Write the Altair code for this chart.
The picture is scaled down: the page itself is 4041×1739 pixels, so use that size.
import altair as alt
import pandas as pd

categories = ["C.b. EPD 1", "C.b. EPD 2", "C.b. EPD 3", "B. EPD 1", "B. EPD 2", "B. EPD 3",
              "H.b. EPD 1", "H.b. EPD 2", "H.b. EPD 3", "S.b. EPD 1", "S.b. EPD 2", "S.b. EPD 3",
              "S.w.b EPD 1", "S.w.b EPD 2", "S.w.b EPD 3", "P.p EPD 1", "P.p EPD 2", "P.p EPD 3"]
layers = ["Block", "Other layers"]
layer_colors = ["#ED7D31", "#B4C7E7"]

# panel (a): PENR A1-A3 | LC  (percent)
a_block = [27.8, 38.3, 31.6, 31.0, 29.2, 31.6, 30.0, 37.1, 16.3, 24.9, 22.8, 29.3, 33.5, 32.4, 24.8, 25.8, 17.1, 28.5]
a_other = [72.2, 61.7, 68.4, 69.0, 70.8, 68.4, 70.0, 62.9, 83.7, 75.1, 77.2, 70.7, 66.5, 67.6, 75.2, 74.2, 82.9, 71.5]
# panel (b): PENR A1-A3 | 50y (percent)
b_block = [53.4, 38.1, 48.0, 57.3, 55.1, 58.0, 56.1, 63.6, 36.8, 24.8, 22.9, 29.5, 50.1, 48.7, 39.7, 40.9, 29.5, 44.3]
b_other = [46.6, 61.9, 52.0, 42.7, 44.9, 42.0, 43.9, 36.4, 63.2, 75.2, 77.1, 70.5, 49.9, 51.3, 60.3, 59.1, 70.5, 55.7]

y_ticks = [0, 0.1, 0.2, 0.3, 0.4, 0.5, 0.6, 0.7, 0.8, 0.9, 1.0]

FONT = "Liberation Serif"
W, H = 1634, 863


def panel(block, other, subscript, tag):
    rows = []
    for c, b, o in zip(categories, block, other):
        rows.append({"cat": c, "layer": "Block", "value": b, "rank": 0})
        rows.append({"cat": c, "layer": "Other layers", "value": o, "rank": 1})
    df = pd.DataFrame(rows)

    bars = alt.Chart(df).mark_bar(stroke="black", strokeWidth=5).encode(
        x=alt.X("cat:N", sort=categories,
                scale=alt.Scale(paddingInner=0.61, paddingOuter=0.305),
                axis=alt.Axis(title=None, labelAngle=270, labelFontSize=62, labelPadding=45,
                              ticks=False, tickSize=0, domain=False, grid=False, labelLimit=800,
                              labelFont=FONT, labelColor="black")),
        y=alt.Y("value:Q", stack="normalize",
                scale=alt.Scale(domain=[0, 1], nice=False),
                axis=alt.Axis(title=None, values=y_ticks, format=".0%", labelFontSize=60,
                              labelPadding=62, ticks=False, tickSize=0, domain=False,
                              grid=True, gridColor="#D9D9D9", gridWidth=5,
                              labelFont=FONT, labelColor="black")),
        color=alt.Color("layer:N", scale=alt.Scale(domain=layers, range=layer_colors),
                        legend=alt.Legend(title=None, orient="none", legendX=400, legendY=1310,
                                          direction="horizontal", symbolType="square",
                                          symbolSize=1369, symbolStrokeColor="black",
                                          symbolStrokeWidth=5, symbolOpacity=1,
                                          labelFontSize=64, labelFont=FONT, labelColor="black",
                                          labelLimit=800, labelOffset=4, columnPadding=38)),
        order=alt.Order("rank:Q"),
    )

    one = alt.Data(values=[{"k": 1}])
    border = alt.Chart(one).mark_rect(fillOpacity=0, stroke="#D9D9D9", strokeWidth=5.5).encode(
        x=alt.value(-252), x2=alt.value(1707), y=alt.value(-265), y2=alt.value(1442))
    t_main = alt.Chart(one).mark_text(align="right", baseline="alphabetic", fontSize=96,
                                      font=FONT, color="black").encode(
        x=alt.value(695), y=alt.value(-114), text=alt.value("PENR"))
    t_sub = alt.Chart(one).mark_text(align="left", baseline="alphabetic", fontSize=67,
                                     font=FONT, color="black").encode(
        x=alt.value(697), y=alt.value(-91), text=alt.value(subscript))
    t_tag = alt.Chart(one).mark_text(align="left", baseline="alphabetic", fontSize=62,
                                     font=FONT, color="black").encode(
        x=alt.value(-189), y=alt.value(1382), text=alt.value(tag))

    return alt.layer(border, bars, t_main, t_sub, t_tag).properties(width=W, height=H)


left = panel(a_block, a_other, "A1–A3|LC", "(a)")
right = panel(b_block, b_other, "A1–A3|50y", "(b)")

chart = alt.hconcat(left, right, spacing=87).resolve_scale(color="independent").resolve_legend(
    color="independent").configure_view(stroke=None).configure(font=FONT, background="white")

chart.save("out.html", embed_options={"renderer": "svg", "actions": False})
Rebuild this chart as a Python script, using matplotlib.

● STATED GOAL: Gather from the records above every line containing the string "this".

● TASK SOLUTION:
Write the Altair code for this chart.
Rebuild this chart as a Python script, using matplotlib.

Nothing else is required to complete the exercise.